Tokoh-tokoh Nasional yang Berasal dari HMI
Sejarah perjuangan HMI telah mencatat banyak nama besar yang lahir dari organisasi ini dan kemudian menjadi tokoh penting di Indonesia.
Beberapa di antaranya adalah:
- Jusuf Kalla: Mantan Wakil Presiden Indonesia yang menjabat dua periode, yaitu pada 2004-2009 dan 2014-2019. Jusuf Kalla dikenal sebagai tokoh yang berperan besar dalam penyelesaian berbagai konflik di Indonesia, seperti konflik di Aceh dan Poso.
- Amien Rais: Salah satu tokoh reformasi dan mantan Ketua MPR, Amien Rais merupakan pendiri Partai Amanat Nasional (PAN) dan dikenal sebagai salah satu pemimpin yang mendesak turunnya Soeharto dari kekuasaan pada 1998.
- Yusril Ihza Mahendra: Ahli hukum tata negara yang pernah menjabat sebagai Menteri Kehakiman dan Menteri Sekretaris Negara. Yusril juga merupakan tokoh penting dalam pembentukan Undang-Undang Dasar Indonesia pasca-reformasi.
- Jimly Asshiddiqie: Mantan Ketua Mahkamah Konstitusi yang berperan besar dalam pengembangan hukum tata negara dan peran lembaga kehakiman di Indonesia.

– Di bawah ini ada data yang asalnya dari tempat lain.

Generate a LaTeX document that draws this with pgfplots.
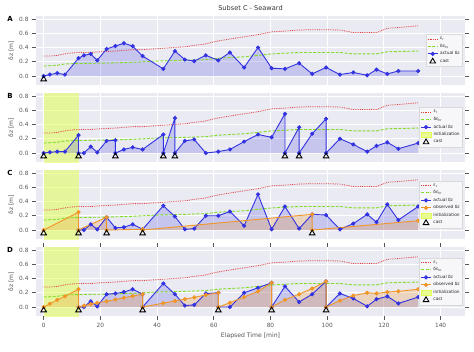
\documentclass[border=0pt]{standalone}
\usepackage{pgfplots}
\usepackage{pgfplotstable}
\pgfplotsset{compat=1.18}
\usepackage{fontspec}
\setmainfont{DejaVu Sans}
\definecolor{bgc}{RGB}{234,234,242}
\definecolor{bl}{RGB}{50,50,225}
\definecolor{orc}{RGB}{240,150,40}
\definecolor{rdc}{RGB}{225,60,60}
\definecolor{grc}{RGB}{130,220,40}
\definecolor{inic}{RGB}{225,255,80}
\definecolor{tkc}{RGB}{85,85,85}

\pgfplotstableread{
t v
0 0.28
2.2 0.28
4.8 0.29
7.5 0.31
9 0.32
12.3 0.33
16.6 0.33
20 0.34
25.3 0.35
31.4 0.37
34.9 0.37
42.2 0.39
49.8 0.41
53.1 0.43
57.2 0.45
60 0.48
65.7 0.52
70.7 0.55
75.6 0.58
80.4 0.62
85.1 0.63
90.1 0.645
94.7 0.65
99.6 0.65
104.5 0.645
109.2 0.61
114.1 0.61
117.4 0.61
121.2 0.67
125.1 0.68
132.1 0.705
}\redtab

\pgfplotstableread{
t v
0 0.14
4.8 0.15
7.5 0.17
12.3 0.175
20 0.18
30 0.19
40 0.21
50 0.22
57.2 0.23
61.6 0.25
65.7 0.26
70.7 0.27
75.6 0.29
80.4 0.31
85.1 0.32
90.1 0.33
104.5 0.33
109.2 0.31
117.4 0.31
121.2 0.34
132.1 0.35
}\greentab

\pgfplotstableread{
t v
0 0.0
2.2 0.02
4.8 0.04
7.5 0.02
12.3 0.25
14.2 0.29
16.6 0.31
18.9 0.22
22.2 0.38
25.3 0.42
28.3 0.46
31.4 0.42
34.9 0.28
42.2 0.10
46.3 0.35
49.8 0.23
53.1 0.21
57.2 0.29
61.6 0.22
65.7 0.33
70.7 0.12
75.6 0.40
80.4 0.11
85.1 0.10
90.1 0.18
94.7 0.03
99.6 0.12
104.5 0.02
109.2 0.05
114.1 0.01
117.4 0.09
121.2 0.03
125.1 0.07
132.1 0.07
}\blueA

\pgfplotstableread{
t v
0 0.0
2.2 0.01
4.8 0.02
7.5 0.02
12.3 0.25
12.3 0.0
14.2 0.0
16.6 0.09
18.9 0.01
22.2 0.17
25.3 0.18
25.3 0.0
28.3 0.05
31.4 0.08
34.9 0.05
42.2 0.26
42.2 0.0
46.3 0.49
46.3 0.0
49.8 0.17
53.1 0.19
57.2 0.0
61.6 0.02
65.7 0.05
70.7 0.16
75.6 0.26
80.4 0.22
85.1 0.55
85.1 0.0
90.1 0.36
90.1 0.0
94.7 0.27
99.6 0.48
99.6 0.0
104.5 0.20
109.2 0.12
114.1 0.02
117.4 0.10
121.2 0.15
125.1 0.06
132.1 0.14
}\blueB

\pgfplotstableread{
t v
12.3 0.0
14.2 0.0
16.6 0.08
18.9 0.01
22.2 0.18
25.3 0.03
28.3 0.04
31.4 0.08
34.9 0.01
42.2 0.34
46.3 0.19
49.8 0.01
53.1 0.02
57.2 0.20
61.6 0.20
65.7 0.26
70.7 0.06
75.6 0.50
80.4 0.01
85.1 0.33
90.1 0.02
94.7 0.22
99.6 0.21
104.5 0.01
109.2 0.09
114.1 0.22
117.4 0.11
121.2 0.36
125.1 0.14
132.1 0.33
}\blueC

\pgfplotstableread{
t v
0 0.0
12.3 0.25
12.3 0.0
22.2 0.18
22.2 0.0
34.9 0.01
34.9 0.0
94.7 0.22
94.7 0.0
132.1 0.13
}\orangeC

\pgfplotstableread{
t v
12.3 0.0
14.2 0.0
16.6 0.08
18.9 0.01
22.2 0.18
25.3 0.19
28.3 0.21
31.4 0.25
34.9 0.18
34.9 0.0
42.2 0.33
46.3 0.18
49.8 0.02
53.1 0.03
57.2 0.19
61.6 0.20
61.6 0.0
65.7 0.0
70.7 0.20
75.6 0.27
80.4 0.34
80.4 0.0
85.1 0.29
90.1 0.07
94.7 0.18
99.6 0.36
99.6 0.0
104.5 0.19
109.2 0.12
114.1 0.01
117.4 0.11
121.2 0.15
125.1 0.05
132.1 0.14
}\blueD

\pgfplotstableread{
t v
0 0.0
2.2 0.045
4.8 0.10
7.5 0.15
12.3 0.25
12.3 0.0
14.2 0.02
16.6 0.04
18.9 0.06
22.2 0.08
25.3 0.105
28.3 0.13
31.4 0.155
34.9 0.18
34.9 0.0
42.2 0.055
46.3 0.085
49.8 0.11
53.1 0.135
57.2 0.17
61.6 0.20
61.6 0.0
65.7 0.06
70.7 0.14
75.6 0.22
80.4 0.34
80.4 0.0
85.1 0.10
90.1 0.18
94.7 0.26
99.6 0.36
99.6 0.0
104.5 0.09
109.2 0.16
114.1 0.20
117.4 0.19
121.2 0.21
125.1 0.22
132.1 0.25
}\orangeD

\pgfplotsset{
 panel/.style={
  scale only axis, width=429pt, height=69pt,
  xmin=-2.7, xmax=148.6, ymin=-0.126, ymax=0.842,
  xtick={0,20,...,140}, ytick={0,0.2,0.4,0.6,0.8},
  yticklabel style={/pgf/number format/.cd, fixed, fixed zerofill, precision=1},
  /pgf/number format/assume math mode=true,
  axis background/.style={fill=bgc},
  grid=major, grid style={white, line width=0.9pt},
  axis line style={draw=none},
  tick align=outside, major tick length=4pt,
  tick style={tkc, line width=0.6pt},
  ticklabel style={font=\fontsize{5.8}{6}\selectfont, text=tkc},
  ylabel={δz [m]},
  ylabel style={font=\fontsize{6}{6}\selectfont, text=tkc, at={(axis description cs:-0.058,0.5)}, anchor=center},
  legend style={at={(0.995,0.5)}, anchor=east, font=\fontsize{4.3}{4.8}\selectfont, draw=black!15, fill=bgc!40!white, inner sep=1pt, row sep=-1.2pt, text=black!85},
  legend cell align=left,
  legend image code/.code={\draw[mark repeat=2,mark phase=2,#1] plot coordinates {(0pt,0pt) (5pt,0pt) (10pt,0pt)};},
 },
 noxt/.style={xticklabels={}, x tick style={draw=none}},
 redl/.style={rdc, line width=0.8pt, dash pattern=on 0.8pt off 1pt},
 grnl/.style={grc, line width=0.9pt, dash pattern=on 3pt off 1.5pt},
 bluel/.style={bl, line width=0.9pt, mark=*, mark size=1.6pt, mark options={solid}},
 orl/.style={orc, line width=0.9pt, mark=*, mark size=1.6pt, mark options={solid}},
 castm/.style={only marks, mark=triangle, mark size=3.2pt, mark options={black, line width=0.9pt, fill=none}},
 bfill/.style={draw=none, fill=bl, fill opacity=0.2, forget plot},
 ofill/.style={draw=none, fill=orc, fill opacity=0.25, forget plot},
 initb/.style={draw=none, fill=inic, fill opacity=0.53, forget plot},
 initleg/.style={legend image code/.code={\fill[inic, fill opacity=0.6] (0pt,-2.2pt) rectangle (10pt,2.2pt);}},
}

\begin{document}
\begin{tikzpicture}
% Panel A
\begin{axis}[panel, noxt, at={(0pt,0pt)}, anchor=north west]
\addplot[bfill] table[x=t,y=v]{\blueA} \closedcycle;
\addplot[redl] table[x=t,y=v]{\redtab};
\addlegendentry{ε\textsubscript{r}}
\addplot[grnl] table[x=t,y=v]{\greentab};
\addlegendentry{δε\textsubscript{hr}}
\addplot[bluel] table[x=t,y=v]{\blueA};
\addlegendentry{actual δz}
\addplot[castm] coordinates {(0,-0.045)};
\addlegendentry{cast}
\end{axis}
% Panel B
\begin{axis}[panel, noxt, at={(0pt,-77pt)}, anchor=north west]
\addplot[initb] coordinates {(0,-0.3) (12.3,-0.3) (12.3,1.2) (0,1.2)} -- cycle;
\addplot[bfill] table[x=t,y=v]{\blueB} \closedcycle;
\addplot[redl] table[x=t,y=v]{\redtab};
\addlegendentry{ε\textsubscript{r}}
\addplot[grnl] table[x=t,y=v]{\greentab};
\addlegendentry{δε\textsubscript{hr}}
\addplot[bluel] table[x=t,y=v]{\blueB};
\addlegendentry{actual δz}
\addlegendimage{initleg}
\addlegendentry{initialization}
\addplot[castm] coordinates {(0,-0.045) (12.3,-0.045) (25.3,-0.045) (42.2,-0.045) (46.3,-0.045) (85.1,-0.045) (90.1,-0.045) (99.6,-0.045)};
\addlegendentry{cast}
\end{axis}
% Panel C
\begin{axis}[panel, noxt, at={(0pt,-154pt)}, anchor=north west]
\addplot[initb] coordinates {(0,-0.3) (12.3,-0.3) (12.3,1.2) (0,1.2)} -- cycle;
\addplot[bfill] table[x=t,y=v]{\blueC} \closedcycle;
\addplot[ofill] table[x=t,y=v]{\orangeC} \closedcycle;
\addplot[redl] table[x=t,y=v]{\redtab};
\addlegendentry{ε\textsubscript{r}}
\addplot[grnl] table[x=t,y=v]{\greentab};
\addlegendentry{δε\textsubscript{hr}}
\addplot[bluel] table[x=t,y=v]{\blueC};
\addlegendentry{actual δz}
\addplot[orl] table[x=t,y=v]{\orangeC};
\addlegendentry{observed δz}
\addlegendimage{initleg}
\addlegendentry{initialization}
\addplot[castm] coordinates {(0,-0.045) (12.3,-0.045) (22.2,-0.045) (34.9,-0.045) (94.7,-0.045)};
\addlegendentry{cast}
\end{axis}
% Panel D
\begin{axis}[panel, at={(0pt,-231pt)}, anchor=north west,
  xlabel={Elapsed Time [min]}, xlabel style={font=\fontsize{6.1}{6.5}\selectfont, text=tkc, yshift=2pt}]
\addplot[initb] coordinates {(0,-0.3) (12.3,-0.3) (12.3,1.2) (0,1.2)} -- cycle;
\addplot[bfill] table[x=t,y=v]{\blueD} \closedcycle;
\addplot[ofill] table[x=t,y=v]{\orangeD} \closedcycle;
\addplot[redl] table[x=t,y=v]{\redtab};
\addlegendentry{ε\textsubscript{r}}
\addplot[grnl] table[x=t,y=v]{\greentab};
\addlegendentry{δε\textsubscript{hr}}
\addplot[bluel] table[x=t,y=v]{\blueD};
\addlegendentry{actual δz}
\addplot[orl] table[x=t,y=v]{\orangeD};
\addlegendentry{observed δz}
\addlegendimage{initleg}
\addlegendentry{initialization}
\addplot[castm] coordinates {(0,-0.045) (12.3,-0.045) (34.9,-0.045) (61.6,-0.045) (80.4,-0.045) (99.6,-0.045)};
\addlegendentry{cast}
\end{axis}
\node[font=\fontsize{6.6}{7}\selectfont, text=black!80] at (214.5pt, 8pt) {Subset C - Seaward};
\node[font=\bfseries\fontsize{7}{7}\selectfont] at (-26pt, -3pt) {A};
\node[font=\bfseries\fontsize{7}{7}\selectfont] at (-26pt, -80pt) {B};
\node[font=\bfseries\fontsize{7}{7}\selectfont] at (-26pt, -157pt) {C};
\node[font=\bfseries\fontsize{7}{7}\selectfont] at (-26pt, -234pt) {D};
\path (-36pt,16pt) rectangle (438pt,-335pt);
\end{tikzpicture}
\end{document}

Tokoh-tokoh ini hanyalah sebagian dari banyaknya kader HMI yang telah memberikan kontribusi signifikan bagi bangsa.
Sejarah perjuangan HMI dalam membentuk pemimpin nasional ini menunjukkan betapa kuatnya pengaruh organisasi ini dalam mencetak kader yang berperan aktif dalam pembangunan negara.

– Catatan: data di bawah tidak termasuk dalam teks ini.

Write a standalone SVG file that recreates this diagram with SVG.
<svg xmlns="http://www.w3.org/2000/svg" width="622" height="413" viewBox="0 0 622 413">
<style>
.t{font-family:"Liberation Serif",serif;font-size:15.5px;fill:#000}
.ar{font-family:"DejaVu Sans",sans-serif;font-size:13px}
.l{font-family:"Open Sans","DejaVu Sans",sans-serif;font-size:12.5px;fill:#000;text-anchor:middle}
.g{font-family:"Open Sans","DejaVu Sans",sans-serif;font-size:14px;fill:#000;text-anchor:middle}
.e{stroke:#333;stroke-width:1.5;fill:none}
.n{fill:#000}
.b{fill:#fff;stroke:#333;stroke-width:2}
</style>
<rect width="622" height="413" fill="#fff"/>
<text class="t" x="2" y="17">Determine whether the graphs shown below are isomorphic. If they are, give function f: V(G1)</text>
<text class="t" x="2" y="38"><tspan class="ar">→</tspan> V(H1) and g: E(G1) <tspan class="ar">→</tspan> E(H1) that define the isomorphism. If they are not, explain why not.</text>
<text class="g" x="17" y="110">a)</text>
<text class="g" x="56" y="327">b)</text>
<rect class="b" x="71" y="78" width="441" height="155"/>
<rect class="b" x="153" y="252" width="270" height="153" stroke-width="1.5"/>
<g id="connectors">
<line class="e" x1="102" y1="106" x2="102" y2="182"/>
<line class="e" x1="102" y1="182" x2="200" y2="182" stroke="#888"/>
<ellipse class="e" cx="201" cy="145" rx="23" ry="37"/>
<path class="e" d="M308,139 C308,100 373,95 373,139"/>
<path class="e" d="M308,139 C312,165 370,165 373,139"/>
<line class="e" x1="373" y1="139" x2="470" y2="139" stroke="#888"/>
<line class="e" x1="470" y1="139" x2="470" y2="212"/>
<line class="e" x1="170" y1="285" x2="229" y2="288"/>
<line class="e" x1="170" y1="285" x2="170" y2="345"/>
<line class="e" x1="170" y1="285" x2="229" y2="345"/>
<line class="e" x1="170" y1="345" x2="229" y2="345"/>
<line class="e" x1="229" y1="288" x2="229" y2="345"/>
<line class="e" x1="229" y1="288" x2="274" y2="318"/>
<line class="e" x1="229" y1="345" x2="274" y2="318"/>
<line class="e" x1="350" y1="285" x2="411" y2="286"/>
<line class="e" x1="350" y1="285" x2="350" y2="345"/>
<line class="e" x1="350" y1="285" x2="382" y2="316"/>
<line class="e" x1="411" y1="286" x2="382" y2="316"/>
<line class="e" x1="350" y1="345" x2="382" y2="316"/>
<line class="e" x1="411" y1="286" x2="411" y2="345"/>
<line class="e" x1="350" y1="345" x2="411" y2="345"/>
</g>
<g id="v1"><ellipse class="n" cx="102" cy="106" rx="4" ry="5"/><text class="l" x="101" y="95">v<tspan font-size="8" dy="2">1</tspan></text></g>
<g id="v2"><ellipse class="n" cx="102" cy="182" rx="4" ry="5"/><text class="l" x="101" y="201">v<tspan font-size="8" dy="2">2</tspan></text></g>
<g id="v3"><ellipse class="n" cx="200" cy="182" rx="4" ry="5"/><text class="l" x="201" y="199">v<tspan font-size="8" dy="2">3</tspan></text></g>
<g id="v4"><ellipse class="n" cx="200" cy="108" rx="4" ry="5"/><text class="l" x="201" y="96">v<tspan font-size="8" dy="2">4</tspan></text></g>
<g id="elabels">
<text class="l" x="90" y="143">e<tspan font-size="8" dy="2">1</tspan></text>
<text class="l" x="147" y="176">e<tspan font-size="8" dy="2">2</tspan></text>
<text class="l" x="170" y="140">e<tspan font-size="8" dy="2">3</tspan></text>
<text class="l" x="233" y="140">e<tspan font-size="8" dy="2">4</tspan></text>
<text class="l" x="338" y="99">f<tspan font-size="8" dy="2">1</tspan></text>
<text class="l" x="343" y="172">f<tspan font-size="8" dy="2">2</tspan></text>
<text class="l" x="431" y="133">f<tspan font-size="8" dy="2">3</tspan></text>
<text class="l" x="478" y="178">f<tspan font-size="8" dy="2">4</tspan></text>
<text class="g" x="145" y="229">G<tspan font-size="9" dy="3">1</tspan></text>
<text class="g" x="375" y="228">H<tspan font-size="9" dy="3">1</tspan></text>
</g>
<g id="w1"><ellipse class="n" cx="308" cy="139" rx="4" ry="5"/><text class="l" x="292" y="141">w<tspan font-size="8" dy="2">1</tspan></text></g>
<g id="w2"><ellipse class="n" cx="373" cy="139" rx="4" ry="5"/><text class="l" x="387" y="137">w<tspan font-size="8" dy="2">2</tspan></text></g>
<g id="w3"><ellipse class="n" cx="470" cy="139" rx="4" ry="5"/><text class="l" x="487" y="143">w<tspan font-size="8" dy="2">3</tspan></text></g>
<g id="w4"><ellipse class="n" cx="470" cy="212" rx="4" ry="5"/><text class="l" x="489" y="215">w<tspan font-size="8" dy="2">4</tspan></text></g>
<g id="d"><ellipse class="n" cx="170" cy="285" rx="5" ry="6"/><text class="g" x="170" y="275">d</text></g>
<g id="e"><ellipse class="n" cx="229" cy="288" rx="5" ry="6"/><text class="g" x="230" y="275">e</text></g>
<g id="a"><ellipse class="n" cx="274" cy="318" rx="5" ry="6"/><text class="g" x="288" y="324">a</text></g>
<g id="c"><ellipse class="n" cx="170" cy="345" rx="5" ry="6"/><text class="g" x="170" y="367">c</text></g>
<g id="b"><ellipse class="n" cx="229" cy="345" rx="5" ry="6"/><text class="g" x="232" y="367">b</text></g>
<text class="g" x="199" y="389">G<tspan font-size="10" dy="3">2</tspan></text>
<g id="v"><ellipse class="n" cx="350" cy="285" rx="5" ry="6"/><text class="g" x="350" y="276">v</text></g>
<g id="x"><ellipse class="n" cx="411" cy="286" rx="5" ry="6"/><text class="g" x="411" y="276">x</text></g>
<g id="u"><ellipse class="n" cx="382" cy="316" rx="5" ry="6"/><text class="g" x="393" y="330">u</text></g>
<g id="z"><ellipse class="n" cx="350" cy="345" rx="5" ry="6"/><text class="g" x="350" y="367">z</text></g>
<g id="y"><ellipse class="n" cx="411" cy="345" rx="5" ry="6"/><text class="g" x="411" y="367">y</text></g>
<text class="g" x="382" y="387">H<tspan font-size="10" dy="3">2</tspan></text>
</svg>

Pengaruh HMI dalam Dunia Politik dan Pemerintahan Indonesia
Selain melahirkan tokoh-tokoh besar, sejarah perjuangan HMI juga menunjukkan bagaimana organisasi ini memiliki pengaruh yang luas dalam dunia politik dan pemerintahan di Indonesia.
HMI telah menjadi salah satu organisasi mahasiswa yang paling berpengaruh dalam sejarah politik Indonesia, terutama dalam masa-masa transisi seperti reformasi 1998.
Beberapa pengaruh penting HMI dalam politik dan pemerintahan di Indonesia antara lain:
- Peran dalam Reformasi 1998: HMI menjadi bagian dari gelombang mahasiswa yang menuntut reformasi dan akhirnya berhasil menggulingkan rezim Orde Baru. Kader-kader HMI aktif dalam berbagai aksi dan diskusi yang menjadi landasan bagi reformasi politik di Indonesia.
- Pengaruh dalam Kebijakan Publik: Banyak kader HMI yang kemudian menjadi politisi dan pejabat publik, turut serta dalam merumuskan kebijakan yang berpengaruh terhadap kehidupan berbangsa dan bernegara. Mereka membawa nilai-nilai yang diperoleh selama menjadi anggota HMI ke dalam kebijakan publik yang mereka buat.
- Pembentukan Jaringan Kekuatan Politik: HMI juga dikenal karena kemampuannya dalam membangun jaringan yang kuat di kalangan elite politik dan pemerintahan. Jaringan ini membantu kader-kader HMI dalam mencapai posisi penting di berbagai institusi negara.
Sejarah perjuangan HMI menunjukkan bahwa organisasi ini bukan hanya sekadar wadah pengembangan diri bagi mahasiswa, tetapi juga menjadi kekuatan strategis dalam pembentukan pemimpin dan arah politik Indonesia.
Pengaruh ini terus berlanjut hingga hari ini, menjadikan HMI sebagai salah satu organisasi mahasiswa yang paling berpengaruh dalam sejarah Indonesia.
Simak lainnya: Mengungkap Faktor Berdirinya HMI
Penutup
Sejarah perjuangan HMI merupakan cerminan dari komitmen organisasi ini dalam memperjuangkan nilai-nilai Islam, kebangsaan, dan demokrasi di Indonesia.
Dari awal berdirinya hingga sekarang, HMI terus memainkan peran penting dalam membentuk pemimpin nasional dan mempengaruhi arah politik bangsa.
Dengan warisan sejarah yang kaya dan pengaruh yang besar, HMI tetap menjadi salah satu pilar penting dalam dunia pergerakan mahasiswa dan perkembangan sosial-politik di Indonesia.
Meskipun telah mengalami berbagai dinamika internal dan eksternal, sejarah perjuangan HMI menunjukkan keteguhan dan adaptabilitas organisasi ini dalam menghadapi perubahan zaman.
HMI tidak hanya sekadar menjadi saksi sejarah, tetapi juga menjadi aktor utama dalam berbagai peristiwa penting yang membentuk perjalanan bangsa.
Dengan terus menjaga semangat perjuangan dan komitmen pada nilai-nilai dasarnya, HMI akan tetap relevan dan berkontribusi dalam membangun Indonesia yang lebih baik.